We arrived at about six in the morning after a bumpy, but uneventful overnight bus ride, but didn’t have a clue where we were. The guidebook made it sound like the bus dropped people off at a junction quite far away from the town we were going to, called Nyaung Shwe. There was a tuk-tuk there who knew our hotel and said he would take us there for four dollars so we, along with several other tourists, jumped in and were then told that we had to buy a tourist ticket for the Inle Lake area which was 10 USD each. Once we paid all that, we took off down the road, only to be dropped off at our hotel which was two blocks away! Scam artists.
Our hotel was called the “Hotel Amazing Nyaung Shwe” and looked absolutely lovely. We checked in but were told the room was not ready so went to their open air patio where they were serving breakfast. As we were eating, one of the staff members came over and told us we had to pay an extra 20 USD per night for the kids. We pulled up our reservation and showed her where it clearly said that kids under 12 stayed for free if using the existing beds, which we were. She flatly said that wasn’t their policy and we had to pay so we told her to call her head office because we weren’t paying.
Grrrr. During breakfast we discussed our Myanmar experience so far and agreed that this is the first country on this trip where they seem quite intent on shafting foreigners. We have seen very little of this during our time in the other countries. The regular people are very friendly, curious and welcoming, but it seems that anybody who has any regular contact with tourists is primarily trying to squeeze as much money out of them as possible.
The room ended up being very nice, with a giant king sized bed and a side sofa which Magnus laid claim to. We had a round of showers and started feeling human again, so went out to explore the town, and on the way past the lobby were told that we didn’t have to pay for the kids, which was gratifying, but we were already in sort of a sour mood after our early morning confrontation.
The town is raw, dusty and walkable, surrounded by soaring hills on all horizons and has interesting sites around many corners. There are clearly many more tourists here than we saw in Yangon, but still only a tiny percentage of the people you see in the streets. I can imagine that within ten years, this town is going to look very, very different with the inevitable influx of tourists this region is bound to receive.
We wandered down to the riverfront and saw a large number of the long boats they use for getting to and around the lake. The area was pretty gritty, with dirt streets, vendors and a bit of garbage laying around and it was clearly much more of a working jetty than a tourist one as there were people loading and unloading huge bags of what looked like tomatoes and limes out of the boats.
We continued exploring the town and in the doorstep of one building we saw a mother cat with two fresh little kittens. When Stella spotted them she excitedly exclaimed, “Look, two kitties! And they’re undamaged!” She is clearly used to seeing the cats around Yangon, all of which were ragged and burdened with all sorts of unsightly afflictions. A bit further down the road we came across an old school roller skating rink and saw some local 12 year old hot dogs rocking the pad with their slick moves to the sounds of the techno pumping from the giant speakers. Sort of made me think back to when I was 12 and used to go to the Saints Roller Skating centre in Saskatoon in my very own home hood of Fairhaven. I remember skating round and round, trying to look cool, as they played Men At Work’s “Who Can It Be Now?” and the Eurythmics “Sweet Dreams”. Though I never did get too skilled with the old roller skates, my abilities certainly peaked around that age so I wasn’t planning on trying it out again thirty years later, especially since the largest skates they had were about six sizes too small for me anyway.

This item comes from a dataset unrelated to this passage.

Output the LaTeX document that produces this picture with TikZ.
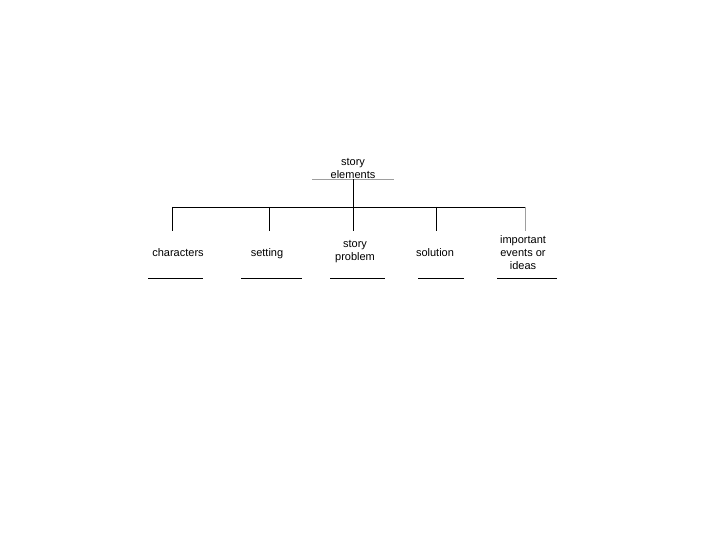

The rest of the day was pretty low key – the mother figure had a nice nap in the air conditioned room while the kids and I played successive rounds of cards. In the evening we went for another walk, stopped at a restaurant for dinner and enjoyed the free entertainment of stray dogs mating passionately in the doorway. I think the kids are starting to catch onto our standard, “Oh look at those animals doing battle” line.